Answer

**step1** Understanding the problem

We are asked to find the product of three given expressions: $$(2x-3y)$$, $$(2x+3y)$$, and $$(4x^2+9y^2)$$. This means we need to multiply these three parts together to find a single combined expression.

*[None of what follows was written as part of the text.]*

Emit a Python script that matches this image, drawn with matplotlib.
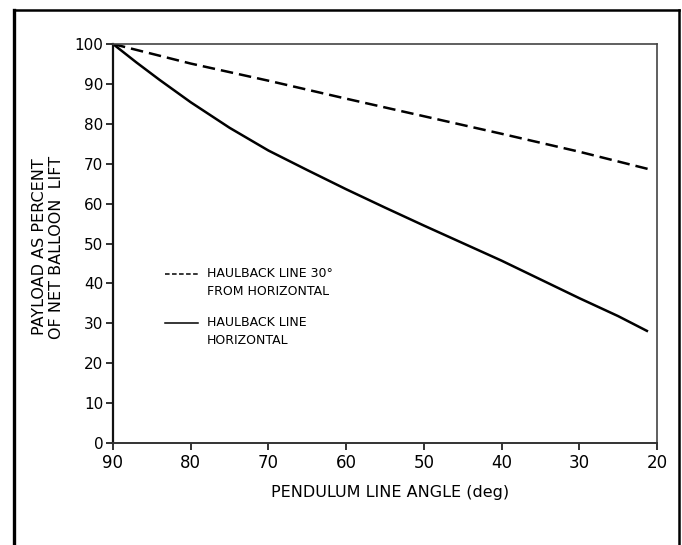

This type of problem involves working with variables and is typically introduced in higher grades, beyond elementary school mathematics.

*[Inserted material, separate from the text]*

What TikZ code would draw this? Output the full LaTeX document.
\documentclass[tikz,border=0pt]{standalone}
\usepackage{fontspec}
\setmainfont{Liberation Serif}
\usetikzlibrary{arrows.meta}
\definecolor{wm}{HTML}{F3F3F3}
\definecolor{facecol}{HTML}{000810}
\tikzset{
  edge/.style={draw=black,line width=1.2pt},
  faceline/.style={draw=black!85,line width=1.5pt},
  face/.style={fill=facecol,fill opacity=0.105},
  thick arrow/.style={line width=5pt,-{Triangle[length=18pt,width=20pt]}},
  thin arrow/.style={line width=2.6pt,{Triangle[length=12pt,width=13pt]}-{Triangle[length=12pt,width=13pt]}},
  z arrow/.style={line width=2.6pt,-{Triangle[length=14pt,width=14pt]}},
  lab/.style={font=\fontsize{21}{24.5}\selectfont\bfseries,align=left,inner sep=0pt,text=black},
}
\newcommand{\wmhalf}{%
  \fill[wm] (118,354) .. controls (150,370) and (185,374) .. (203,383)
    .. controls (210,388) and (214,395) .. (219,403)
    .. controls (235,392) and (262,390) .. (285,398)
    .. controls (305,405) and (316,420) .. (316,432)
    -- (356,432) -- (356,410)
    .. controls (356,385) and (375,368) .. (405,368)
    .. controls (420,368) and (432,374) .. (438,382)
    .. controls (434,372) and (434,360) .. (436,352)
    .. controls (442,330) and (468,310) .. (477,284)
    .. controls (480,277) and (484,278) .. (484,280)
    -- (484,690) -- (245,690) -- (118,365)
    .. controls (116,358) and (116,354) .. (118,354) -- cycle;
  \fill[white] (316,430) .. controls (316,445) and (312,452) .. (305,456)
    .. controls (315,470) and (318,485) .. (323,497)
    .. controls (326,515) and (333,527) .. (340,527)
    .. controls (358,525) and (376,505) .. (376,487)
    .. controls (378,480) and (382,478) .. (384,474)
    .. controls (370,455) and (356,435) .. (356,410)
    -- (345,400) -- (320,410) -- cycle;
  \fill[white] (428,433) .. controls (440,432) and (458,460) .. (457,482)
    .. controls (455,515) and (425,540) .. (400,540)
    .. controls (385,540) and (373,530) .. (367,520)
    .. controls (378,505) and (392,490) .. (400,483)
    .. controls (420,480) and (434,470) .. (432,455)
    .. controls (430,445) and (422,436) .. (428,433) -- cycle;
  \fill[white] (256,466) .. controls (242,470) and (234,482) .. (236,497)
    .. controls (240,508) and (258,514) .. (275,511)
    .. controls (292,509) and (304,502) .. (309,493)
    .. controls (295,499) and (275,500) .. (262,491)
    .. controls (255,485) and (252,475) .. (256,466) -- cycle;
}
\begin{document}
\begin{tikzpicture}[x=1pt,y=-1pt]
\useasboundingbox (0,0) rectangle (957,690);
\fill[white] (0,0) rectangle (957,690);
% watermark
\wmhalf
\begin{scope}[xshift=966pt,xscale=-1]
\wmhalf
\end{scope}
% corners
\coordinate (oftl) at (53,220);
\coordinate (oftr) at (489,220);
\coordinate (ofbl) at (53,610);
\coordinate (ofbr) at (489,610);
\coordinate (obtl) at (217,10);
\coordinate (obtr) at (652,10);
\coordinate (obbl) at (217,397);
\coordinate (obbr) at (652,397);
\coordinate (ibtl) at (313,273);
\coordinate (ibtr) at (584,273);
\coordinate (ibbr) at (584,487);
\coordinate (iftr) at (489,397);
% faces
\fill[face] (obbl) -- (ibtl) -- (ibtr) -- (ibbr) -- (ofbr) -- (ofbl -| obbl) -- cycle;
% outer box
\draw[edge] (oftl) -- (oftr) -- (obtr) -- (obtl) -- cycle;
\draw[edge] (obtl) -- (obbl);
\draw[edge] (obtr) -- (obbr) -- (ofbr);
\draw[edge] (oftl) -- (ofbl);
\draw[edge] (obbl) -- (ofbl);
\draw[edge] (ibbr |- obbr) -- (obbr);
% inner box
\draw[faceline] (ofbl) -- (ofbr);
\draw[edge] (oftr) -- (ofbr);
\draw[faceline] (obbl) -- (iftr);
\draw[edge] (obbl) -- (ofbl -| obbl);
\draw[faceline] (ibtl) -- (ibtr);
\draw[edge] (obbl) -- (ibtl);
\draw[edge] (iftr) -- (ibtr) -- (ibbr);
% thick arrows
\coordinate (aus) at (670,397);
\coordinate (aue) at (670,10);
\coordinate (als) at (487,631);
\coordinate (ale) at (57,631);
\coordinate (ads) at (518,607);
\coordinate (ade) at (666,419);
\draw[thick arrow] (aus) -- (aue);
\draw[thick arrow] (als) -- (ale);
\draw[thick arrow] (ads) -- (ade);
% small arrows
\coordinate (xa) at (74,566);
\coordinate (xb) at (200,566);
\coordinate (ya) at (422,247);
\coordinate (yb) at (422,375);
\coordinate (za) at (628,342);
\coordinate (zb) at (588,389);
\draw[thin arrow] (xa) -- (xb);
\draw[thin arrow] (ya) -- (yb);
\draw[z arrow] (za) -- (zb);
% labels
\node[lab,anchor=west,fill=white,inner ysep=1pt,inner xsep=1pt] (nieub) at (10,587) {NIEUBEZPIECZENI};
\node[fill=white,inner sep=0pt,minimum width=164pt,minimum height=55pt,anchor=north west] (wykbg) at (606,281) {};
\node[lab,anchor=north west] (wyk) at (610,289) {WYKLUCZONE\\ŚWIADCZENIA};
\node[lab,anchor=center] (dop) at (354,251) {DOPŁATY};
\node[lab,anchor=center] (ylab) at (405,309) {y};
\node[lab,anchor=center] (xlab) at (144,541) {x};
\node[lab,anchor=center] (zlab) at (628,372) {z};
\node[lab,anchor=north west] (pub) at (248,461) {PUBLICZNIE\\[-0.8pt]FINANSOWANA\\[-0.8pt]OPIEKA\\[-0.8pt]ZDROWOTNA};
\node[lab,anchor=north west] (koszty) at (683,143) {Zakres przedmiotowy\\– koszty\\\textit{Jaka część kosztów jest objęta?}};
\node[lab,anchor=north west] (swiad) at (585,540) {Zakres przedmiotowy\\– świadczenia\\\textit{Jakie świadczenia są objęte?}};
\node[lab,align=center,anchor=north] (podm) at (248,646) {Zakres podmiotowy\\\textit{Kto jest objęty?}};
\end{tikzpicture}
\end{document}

**step2** Multiplying the first two expressions

First, let's multiply the first two expressions: $$(2x-3y)$$ and $$(2x+3y)$$.
To do this, we multiply each term in the first expression by each term in the second expression, and then add the results.
The terms in the first expression are $$2x$$ and $$-3y$$.
The terms in the second expression are $$2x$$ and $$3y$$.
So, we perform the multiplications:
1. Multiply $$2x$$ by $$2x$$: $$2x \times 2x = (2 \times 2) \times (x \times x) = 4x^2$$.
2. Multiply $$2x$$ by $$3y$$: $$2x \times 3y = (2 \times 3) \times (x \times y) = 6xy$$.
3. Multiply $$-3y$$ by $$2x$$: $$-3y \times 2x = (-3 \times 2) \times (y \times x) = -6xy$$.
4. Multiply $$-3y$$ by $$3y$$: $$-3y \times 3y = (-3 \times 3) \times (y \times y) = -9y^2$$.
Now, we add all these results: $$4x^2 + 6xy - 6xy - 9y^2$$.
Notice that the terms $$+6xy$$ and $$-6xy$$ are opposite values and cancel each other out (their sum is 0).
So, the product of $$(2x-3y)(2x+3y)$$ simplifies to $$4x^2 - 9y^2$$.

**step3** Multiplying the result with the third expression

Next, we take the result from the previous step, $$(4x^2 - 9y^2)$$, and multiply it by the third original expression, $$(4x^2 + 9y^2)$$.
Again, we multiply each term in the first expression by each term in the second expression.
The terms in the first expression ($$4x^2 - 9y^2$$) are $$4x^2$$ and $$-9y^2$$.
The terms in the second expression ($$4x^2 + 9y^2$$) are $$4x^2$$ and $$9y^2$$.
So, we perform the multiplications:
1. Multiply $$4x^2$$ by $$4x^2$$: $$4x^2 \times 4x^2 = (4 \times 4) \times (x^2 \times x^2) = 16x^4$$.
2. Multiply $$4x^2$$ by $$9y^2$$: $$4x^2 \times 9y^2 = (4 \times 9) \times (x^2 \times y^2) = 36x^2y^2$$.
3. Multiply $$-9y^2$$ by $$4x^2$$: $$-9y^2 \times 4x^2 = (-9 \times 4) \times (y^2 \times x^2) = -36x^2y^2$$.
4. Multiply $$-9y^2$$ by $$9y^2$$: $$-9y^2 \times 9y^2 = (-9 \times 9) \times (y^2 \times y^2) = -81y^4$$.
Now, we add all these results: $$16x^4 + 36x^2y^2 - 36x^2y^2 - 81y^4$$.
Again, the terms $$+36x^2y^2$$ and $$-36x^2y^2$$ are opposite values and cancel each other out.
Therefore, the final product is $$16x^4 - 81y^4$$.